On August 22 H K Gruber, the BBC Singers, and the BBC Symphony did a late night Prom featuring music by Gruber, Eisler, and Weill. The concert opened with a Gruber piece , Hidden Agenda, which had received its first performance two days earlier on a concert by the same people in Switzerland. Hidden Agenda is based on the famous "twelve tone row" from the development section of the Mozart g minor Symphony. It has the feel of being some sort of chaconne in that there seems to be a regular periodicity about it. At the same time it gradually and inexorably gets faster and louder (presumably through some kind of isorhythmic process), going right to the very end, without any kind of pauses, cadences, or other punctuation along the way. In fact every musical component is deployed in the service of the furtherance of that design. One always has the sense of moving towards somewhere, but the instant that one gets there, everything's over. The effect is compelling, but ultimately not completely satisfying, however appealing and skillful everything is every step of the way.

Five of the six short pieces by Eisler and Weill dated from right around 1930 and were products of their collaboration with Bertold Brecht, although none of them were theater pieces. All of them were extremely well done and suitably rousing in various ways. I found Uber Das Toten, Op. 21, No. 2, Eisler's setting of Brecht's commentary on the idea of a war to end war, to be the most effective. These five were preceeded by Weill's Kiddush, which was commissioned in 1946 by the Park Avenue Synagogue in New York. Its Hebrew text was set in Weill's best Broadway style.

The concert ended with a performance of Gruber's Frankenstein!!, in a version for full orchestra rather than the smaller instrumentation, which is the only one I knew existed, and with Gruber as both conductor and chansonnier.
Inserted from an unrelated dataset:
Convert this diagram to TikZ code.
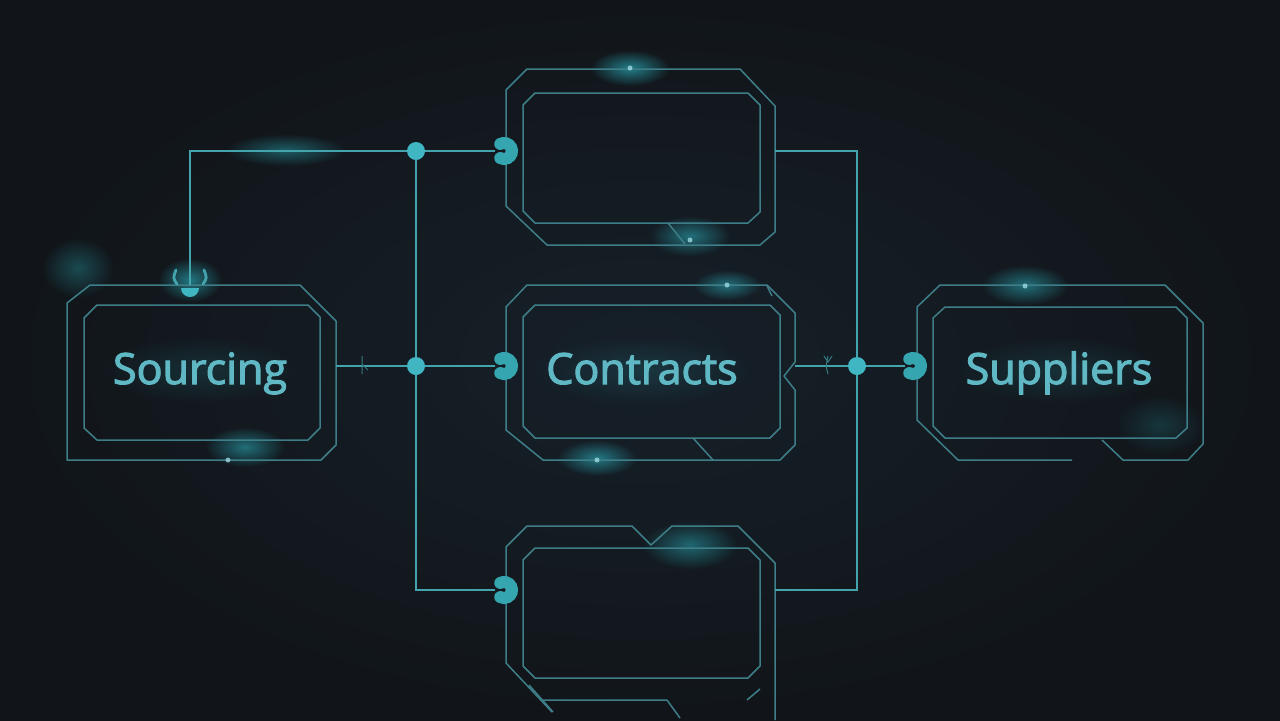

The larger version seems to me to be much more colorfully orchestrated and much more effective than the other version--at least in other performances that I'd heard. It may just be that Gruber makes any performance which involves him vivid and lively. In any case conducting and performing the voice part simulataneously was an impressive feat. As entertaining as Frankenstein!! is, even in this performance, I would be happy if there were about ten minutes less of it.

Mark Anthony Turnage's A Relic of Memory is an expanded version of Calmo, a short piece for chorus, desk bells, and organ which he wrote in 2004 in memory of Sue Knussen. This piece sets parts of Shakespeare's Sonnet 71 and tiny bit of the Dies Irae (the words "Lacrimosa dies illa") in addition to the text of Calmo, which is the words "give us peace" in a number of languages. The music that was Calmo is, in fact, the end of this piece; it is now preceded by an a cappella setting of the Shakespeare with orchestral outbursts, and an increasingly thicker and louder texture leading up to it, the whole lasting about 17 minutes. I can't say that it made much of an impression on me. The Bells by Rakmaninov, which ended the concert, made a fiarly negative one, though; I would be very happy never to hear it again. I guess I wouldn't mind hearing the Prokofiev Second Piano Concerto, which was between them, again--just not for a good long while.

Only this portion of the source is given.